Les chiffres sont sans équivoque : en France, en 2020, le nombre de fumeurs ne diminue plus. Pire, il serait en légère augmentation selon une étude de Santé Publique France (1). Si cela peut donner à réfléchir dans le contexte de pandémie mondiale et de confinement de l’année dernière, la stabilisation du nombre de fumeurs aurait déjà commencé avant le 1er confinement, selon la même étude.
La Suisse, elle, se classe dans la moyenne européenne en termes de nombre de fumeurs. Cependant, elle applique des lois plus laxistes que ses voisins. En effet : jusqu’en 2016, en Suisse, il suffisait d’avoir 16 ans pour pouvoir légalement acheter des cigarettes.

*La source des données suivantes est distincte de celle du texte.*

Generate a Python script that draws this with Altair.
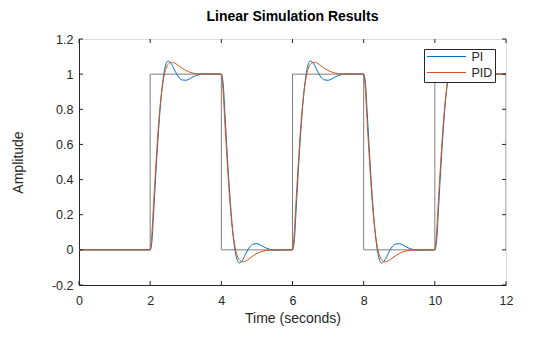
import altair as alt
import pandas as pd

# ---- data ----
time = [0.0,
        2.00, 2.05, 2.10, 2.15, 2.20, 2.25, 2.30, 2.35, 2.40, 2.45, 2.50, 2.60, 2.70, 2.80, 2.90, 3.00, 3.10, 3.20, 3.35, 3.50, 3.75,
        4.00, 4.05, 4.10, 4.15, 4.20, 4.25, 4.30, 4.35, 4.40, 4.45, 4.50, 4.60, 4.70, 4.80, 4.90, 5.00, 5.10, 5.20, 5.35, 5.50, 5.75,
        6.00, 6.05, 6.10, 6.15, 6.20, 6.25, 6.30, 6.35, 6.40, 6.45, 6.50, 6.60, 6.70, 6.80, 6.90, 7.00, 7.10, 7.20, 7.35, 7.50, 7.75,
        8.00, 8.05, 8.10, 8.15, 8.20, 8.25, 8.30, 8.35, 8.40, 8.45, 8.50, 8.60, 8.70, 8.80, 8.90, 9.00, 9.10, 9.20, 9.35, 9.50, 9.75,
        10.00, 10.05, 10.10, 10.15, 10.20, 10.25, 10.30, 10.35, 10.40, 10.45, 10.50, 10.60, 10.70, 10.80, 10.90, 11.00, 11.10, 11.20, 11.35, 11.50, 11.75,
        12.0]

pi_values = [0.0,
             0.0, 0.05, 0.22, 0.40, 0.57, 0.72, 0.85, 0.95, 1.02, 1.06, 1.075, 1.057, 1.017, 0.983, 0.967, 0.965, 0.972, 0.984, 0.996, 1.002, 1.001,
             1.0, 0.95, 0.78, 0.60, 0.43, 0.28, 0.15, 0.05, -0.02, -0.06, -0.075, -0.057, -0.017, 0.017, 0.033, 0.035, 0.028, 0.016, 0.004, -0.002, -0.001,
             0.0, 0.05, 0.22, 0.40, 0.57, 0.72, 0.85, 0.95, 1.02, 1.06, 1.075, 1.057, 1.017, 0.983, 0.967, 0.965, 0.972, 0.984, 0.996, 1.002, 1.001,
             1.0, 0.95, 0.78, 0.60, 0.43, 0.28, 0.15, 0.05, -0.02, -0.06, -0.075, -0.057, -0.017, 0.017, 0.033, 0.035, 0.028, 0.016, 0.004, -0.002, -0.001,
             0.0, 0.05, 0.22, 0.40, 0.57, 0.72, 0.85, 0.95, 1.02, 1.06, 1.075, 1.057, 1.017, 0.983, 0.967, 0.965, 0.972, 0.984, 0.996, 1.002, 1.001,
             1.0]

pid_values = [0.0,
              0.0, 0.10, 0.28, 0.45, 0.61, 0.75, 0.86, 0.94, 1.00, 1.035, 1.055, 1.068, 1.062, 1.048, 1.033, 1.021, 1.012, 1.006, 1.002, 1.0, 1.0,
              1.0, 0.90, 0.72, 0.55, 0.39, 0.25, 0.14, 0.06, 0.0, -0.035, -0.055, -0.068, -0.062, -0.048, -0.033, -0.021, -0.012, -0.006, -0.002, 0.0, 0.0,
              0.0, 0.10, 0.28, 0.45, 0.61, 0.75, 0.86, 0.94, 1.00, 1.035, 1.055, 1.068, 1.062, 1.048, 1.033, 1.021, 1.012, 1.006, 1.002, 1.0, 1.0,
              1.0, 0.90, 0.72, 0.55, 0.39, 0.25, 0.14, 0.06, 0.0, -0.035, -0.055, -0.068, -0.062, -0.048, -0.033, -0.021, -0.012, -0.006, -0.002, 0.0, 0.0,
              0.0, 0.10, 0.28, 0.45, 0.61, 0.75, 0.86, 0.94, 1.00, 1.035, 1.055, 1.068, 1.062, 1.048, 1.033, 1.021, 1.012, 1.006, 1.002, 1.0, 1.0,
              1.0]

input_time = [0, 2, 2, 4, 4, 6, 6, 8, 8, 10, 10, 12, 12]
input_values = [0, 0, 1, 1, 0, 0, 1, 1, 0, 0, 1, 1, 0]

x_ticks = [0, 2, 4, 6, 8, 10, 12]
y_ticks = [-0.2, 0, 0.2, 0.4, 0.6, 0.8, 1.0, 1.2]

series_names = ["PI", "PID"]
series_colors = ["#0072BD", "#D95319"]

# ---- tables ----
resp = pd.DataFrame({"t": time, "PI": pi_values, "PID": pid_values})
resp_long = resp.melt(id_vars="t", var_name="series", value_name="y")
inp = pd.DataFrame({"t": input_time, "y": input_values, "i": list(range(len(input_time)))})
xt = pd.DataFrame({"t": x_ticks})
yt = pd.DataFrame({"y": y_ticks})

W, H = 427, 246
AX = "#262626"
FONT = "Liberation Sans"

xscale = alt.Scale(domain=[0, 12], nice=False, zero=False)
yscale = alt.Scale(domain=[-0.2, 1.2], nice=False, zero=False)

x_axis = alt.Axis(values=x_ticks, title="Time (seconds)", tickSize=0, grid=False,
                  labelPadding=9, titlePadding=5, domainColor=AX, labelColor=AX,
                  titleColor=AX, labelFontSize=12.5, titleFontSize=14, titleFontWeight="normal",
                  labelFont=FONT, titleFont=FONT, labelFlush=False, labelOverlap=False)
y_axis = alt.Axis(values=y_ticks, title="Amplitude", tickSize=0, grid=False,
                  labelPadding=6, titlePadding=26, domainColor=AX, labelColor=AX,
                  titleColor=AX, labelFontSize=12.5, titleFontSize=14, titleFontWeight="normal",
                  labelFont=FONT, titleFont=FONT, labelFlush=False, labelOverlap=False,
                  labelExpr="datum.value < 0 ? '-' + format(-datum.value, '.1~f') : format(datum.value, '.1~f')")

X = alt.X("t:Q", scale=xscale, axis=x_axis, title="Time (seconds)")
Y = alt.Y("y:Q", scale=yscale, axis=y_axis, title="Amplitude")

gray = alt.Chart(inp).mark_line(color="#7f7f7f", strokeWidth=1, clip=True).encode(
    x=X, y=Y, order="i:Q",
)

lines = alt.Chart(resp_long).mark_line(strokeWidth=1, interpolate="monotone", clip=True).encode(
    x=X, y=Y,
    color=alt.Color("series:N", scale=alt.Scale(domain=series_names, range=series_colors),
                    legend=alt.Legend(title=None, orient="none", legendX=345, legendY=10,
                                      symbolType="stroke", symbolSize=1521, symbolStrokeWidth=1,
                                      labelFontSize=12.5, labelFont=FONT, labelColor=AX,
                                      fillColor="white", strokeColor=AX, padding=2.5,
                                      clipHeight=10, rowPadding=3,
                                      labelOffset=5)),
)

bottom_ticks = alt.Chart(xt).mark_rule(color=AX, strokeWidth=1).encode(
    x=X, y=alt.value(H), y2=alt.value(H - 4))
top_ticks = alt.Chart(xt).mark_rule(color=AX, strokeWidth=1).encode(
    x=X, y=alt.value(0), y2=alt.value(4))
left_ticks = alt.Chart(yt).mark_rule(color=AX, strokeWidth=1).encode(
    y=Y, x=alt.value(0), x2=alt.value(4))
right_ticks = alt.Chart(yt).mark_rule(color=AX, strokeWidth=1).encode(
    y=Y, x=alt.value(W), x2=alt.value(W - 4))

chart = alt.layer(gray, lines, bottom_ticks, top_ticks, left_ticks, right_ticks).properties(
    width=W, height=H,
    title=alt.TitleParams("Linear Simulation Results", fontSize=14, fontWeight="bold",
                          font=FONT, color="#000000", offset=9, anchor="middle"),
    autosize=alt.AutoSizeParams(type="none"),
    padding={"left": 79, "top": 39, "right": 54, "bottom": 52},
).configure_view(stroke=AX, strokeWidth=1).configure(background="white")

chart.save("out.html", embed_options={"renderer": "svg", "actions": False})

De plus, actuellement, le paquet neutre (sans l’emballage propre à la marque) n’y est pas utilisé, et le prix du paquet est inférieur à celui appliqué en France.
Conscient de la situation, le conseil fédéral a proposé fin 2016 une modification de la loi interdisant la vente de tabac aux moins de 16 ans, et régulant la publicité sur divers supports tels que la télévision, les affiches urbaines ou la radio. Elle a été adoptée fin 2017. Mais à l’ère du numérique, interdire la publicité radiophonique est probablement de faible impact sur le public. En effet : chaque jeune Européen passe en moyenne 2,3 heures quotidiennes sur son téléphone portable. Autant de temps au cours duquel le cerveau est réceptif aux informations qu’il reçoit, parmi elles la publicité.

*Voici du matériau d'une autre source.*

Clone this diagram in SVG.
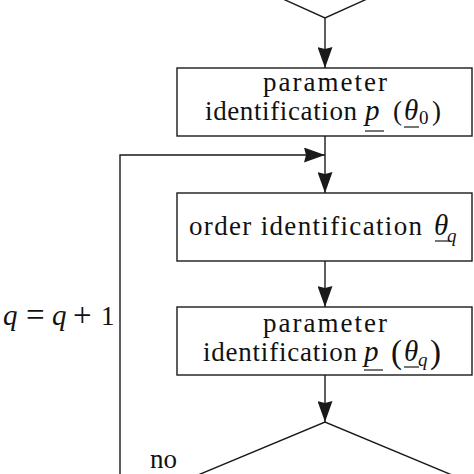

C’est donc sans surprise que les fabricants de tabac se sont approprié les réseaux sociaux pour en faire leur support publicitaire principal et le plus efficace en Suisse, principalement dans la tranche d’âge la plus exposée : les 15-25 ans. Et c’est sur Instagram que ça se passe.

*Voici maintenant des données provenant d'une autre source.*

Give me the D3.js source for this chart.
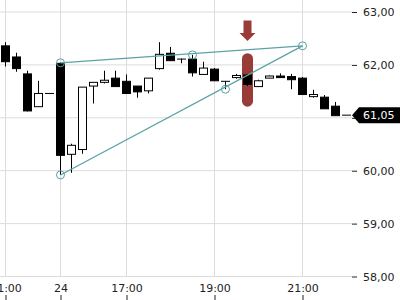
<!DOCTYPE html>
<html>
<head>
<meta charset="utf-8">
<script src="https://cdn.jsdelivr.net/npm/d3@7"></script>
<style>
  body { margin: 0; background: #fff; }
  svg { display: block; font-family: "DejaVu Sans", sans-serif; }
</style>
</head>
<body>
<div id="chart"></div>
<script>
// 15 minute candles, last hour of the 23rd then the session of the 24th
const opens  = [62.36, 62.15, 61.83, 61.21, 61.46, 62.03, 60.31, 60.40, 61.60, 61.67, 61.75, 61.69, 61.60, 61.51, 61.93, 62.22,
                62.11, 62.11, 61.82, 61.92, 61.69, 61.76, 61.81, 61.59, 61.75, 61.79, 61.78, 61.75, 61.40, 61.39, 61.22, 61.05];
const highs  = [62.43, 62.23, 61.89, 61.70, 61.46, 62.04, 60.51, 61.58, 61.67, 61.89, 61.89, 61.82, 61.60, 61.75, 62.43, 62.34,
                62.12, 62.19, 62.06, 61.94, 61.69, 61.83, 61.83, 61.72, 61.80, 61.84, 61.83, 61.77, 61.53, 61.43, 61.30, 61.05];
const lows   = [61.97, 61.87, 61.12, 61.21, 61.46, 59.92, 59.96, 60.32, 61.27, 61.65, 61.59, 61.46, 61.38, 61.46, 61.91, 62.08,
                62.03, 61.78, 61.82, 61.70, 61.54, 61.74, 61.60, 61.59, 61.75, 61.76, 61.54, 61.44, 61.38, 61.17, 61.04, 61.05];
const closes = [62.06, 61.93, 61.13, 61.46, 61.46, 60.29, 60.48, 61.58, 61.67, 61.71, 61.59, 61.46, 61.49, 61.75, 62.20, 62.08,
                62.10, 61.85, 61.94, 61.70, 61.69, 61.80, 61.63, 61.70, 61.79, 61.76, 61.72, 61.44, 61.44, 61.17, 61.04, 61.05];

const timeTicks  = [0, 5, 11, 19, 27];
const timeLabels = ["21:00", "24", "17:00", "19:00", "21:00"];
const priceTicks = [58, 59, 60, 61, 62, 63];
const lastPrice = 61.05;

// drawing tools: two trend lines and their anchor points (index, price)
const trendLines = [
  [[5, 62.04], [27, 62.36]],
  [[5, 59.92], [27, 62.36]]
];
const anchors = [[5, 62.04], [5, 59.92], [17, 62.19], [20, 61.54], [27, 62.36]];

// signal marker on one candle
const markerIdx = 22;
const markerRange = [62.22, 61.21];
const arrowRange = [62.84, 62.45];

const width = 400, height = 300;
const plotRight = 352, plotBottom = 277;

const svg = d3.select("#chart").append("svg")
    .attr("width", width)
    .attr("height", height);

const x = d3.scaleLinear().domain([0, 31]).range([5.5, 346.5]);
const y = d3.scaleLinear().domain([58, 63]).range([276.5, 12]);

const locale = d3.formatLocale({ decimal: ",", thousands: ".", grouping: [3], currency: ["", "€"] });
const fmt = locale.format(".2f");

// grid
svg.append("g").selectAll("line")
    .data(priceTicks)
    .join("line")
    .attr("x1", 0).attr("x2", plotRight)
    .attr("y1", d => y(d)).attr("y2", d => y(d))
    .attr("stroke", "#dcdcdc");

svg.append("g").selectAll("line")
    .data(timeTicks)
    .join("line")
    .attr("x1", d => x(d)).attr("x2", d => x(d))
    .attr("y1", 0).attr("y2", plotBottom)
    .attr("stroke", "#dcdcdc");

// signal marker (behind candles)
const mx = x(markerIdx);
svg.append("rect")
    .attr("x", mx - 5.5)
    .attr("y", y(markerRange[0]))
    .attr("width", 11)
    .attr("height", y(markerRange[1]) - y(markerRange[0]))
    .attr("rx", 5.5)
    .attr("fill", "#993b37");

const aTop = y(arrowRange[0]), aTip = y(arrowRange[1]);
svg.append("path")
    .attr("d", `M${mx - 4},${aTop} L${mx + 4},${aTop} L${mx + 4},${aTip - 8} L${mx + 8},${aTip - 8} L${mx},${aTip} L${mx - 8},${aTip - 8} L${mx - 4},${aTip - 8} Z`)
    .attr("fill", "#993b37");

// candles
const candles = svg.append("g").selectAll("g")
    .data(d3.range(opens.length))
    .join("g");

candles.append("line")
    .attr("x1", i => x(i)).attr("x2", i => x(i))
    .attr("y1", i => y(highs[i])).attr("y2", i => y(lows[i]))
    .attr("stroke", "#000");

candles.each(function (i) {
    const g = d3.select(this);
    const top = y(Math.max(opens[i], closes[i]));
    const bot = y(Math.min(opens[i], closes[i]));
    if (bot - top < 1) {
        g.append("line")
            .attr("x1", x(i) - 4.5).attr("x2", x(i) + 4.5)
            .attr("y1", top).attr("y2", top)
            .attr("stroke", "#000");
    } else {
        g.append("rect")
            .attr("x", x(i) - 4)
            .attr("y", top)
            .attr("width", 8)
            .attr("height", bot - top)
            .attr("fill", closes[i] < opens[i] ? "#000" : "#fff")
            .attr("stroke", "#000");
    }
});

// trend lines
svg.append("g").selectAll("line")
    .data(trendLines)
    .join("line")
    .attr("x1", d => x(d[0][0])).attr("y1", d => y(d[0][1]))
    .attr("x2", d => x(d[1][0])).attr("y2", d => y(d[1][1]))
    .attr("stroke", "#5ba2a6")
    .attr("stroke-width", 1.2);

svg.append("g").selectAll("circle")
    .data(anchors)
    .join("circle")
    .attr("cx", d => x(d[0]))
    .attr("cy", d => y(d[1]))
    .attr("r", 4)
    .attr("fill", "none")
    .attr("stroke", "#5ba2a6");

// price axis
const yAxis = d3.axisRight(y)
    .tickValues(priceTicks)
    .tickSize(5)
    .tickPadding(6)
    .tickFormat(fmt);

svg.append("g")
    .attr("transform", `translate(${plotRight},0)`)
    .call(yAxis)
    .call(g => g.select(".domain").remove())
    .call(g => g.selectAll("text").attr("font-size", 11).attr("fill", "#222").attr("font-family", "DejaVu Sans"))
    .call(g => g.selectAll("line").attr("stroke", "#222"));

// time axis
const xAxis = d3.axisTop(x)
    .tickValues(timeTicks)
    .tickSize(5)
    .tickPadding(3)
    .tickFormat((d, i) => timeLabels[i]);

svg.append("g")
    .attr("transform", `translate(0,${height})`)
    .call(xAxis)
    .call(g => g.select(".domain").remove())
    .call(g => g.selectAll("text").attr("font-size", 11).attr("fill", "#222").attr("font-family", "DejaVu Sans"))
    .call(g => g.selectAll("line").attr("stroke", "#222"));

// last price tag
const ly = y(lastPrice);
svg.append("path")
    .attr("d", `M${plotRight},${ly} L${plotRight + 7},${ly - 8} L${width},${ly - 8} L${width},${ly + 8} L${plotRight + 7},${ly + 8} Z`)
    .attr("fill", "#000");

svg.append("text")
    .attr("x", plotRight + 11)
    .attr("y", ly)
    .attr("dy", "0.35em")
    .attr("font-size", 11)
    .attr("fill", "#fff")
    .text(fmt(lastPrice));
</script>
</body>
</html>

Il y a deux stratégies publicitaires déployées par les fabricants sur Instagram. La première est l’utilisation de l’algorithme du réseau social, servant à cibler les spots publicitaires lorsque les utilisateurs sont dans l’application. De cette manière, les vendeurs peuvent proposer leur contenu en toute liberté, atteignant directement un public ciblé.
La seconde stratégie est elle aussi connue, et son efficacité, bien que certaine, est difficile à mesurer avec précision. Elle consiste en l’utilisation d’influenceurs (personnes avec une forte audience sur le réseau social) pour promouvoir le produit. À la façon des marques de prêt-à-porter ou de cosmétiques, les tabatiers utilisent ces utilisateurs au public jeune et réceptif pour alimenter l’image festive, jeune et « cool » de la cigarette, avec un effet certain sur le public cible.
Des témoignages des influenceurs en question ont été recueillis par le site TakeAPart.org, qui a également dévoilé le type de proposition de collaboration reçue par ces mêmes influenceurs :
L’utilisateur, qui souhaite rester anonyme, avoue avoir quelques fois cédé aux offres alléchantes des fabricants de cigarettes, sans toutefois donner de chiffre. Et selon ce même site (2), il y aurait environ 400 millions d’influenceurs concernés à travers le monde.
400 millions d’influenceurs, des sommes qui se chiffrent en milliards de dollars et une législation nationale et internationale qui peine à s’adapter aux nouveaux modes de communication : voici quelques-unes des raisons pour lesquelles la publicité contre le tabac prospère. Certes, le confinement causé par la pandémie de COVID-19 a joué un rôle dans la stabilisation du nombre de fumeurs en 2020. Mais une chose est certaine : tant que les jeunes seront soumis à sa publicité, le tabac aura encore de beaux jours devant lui.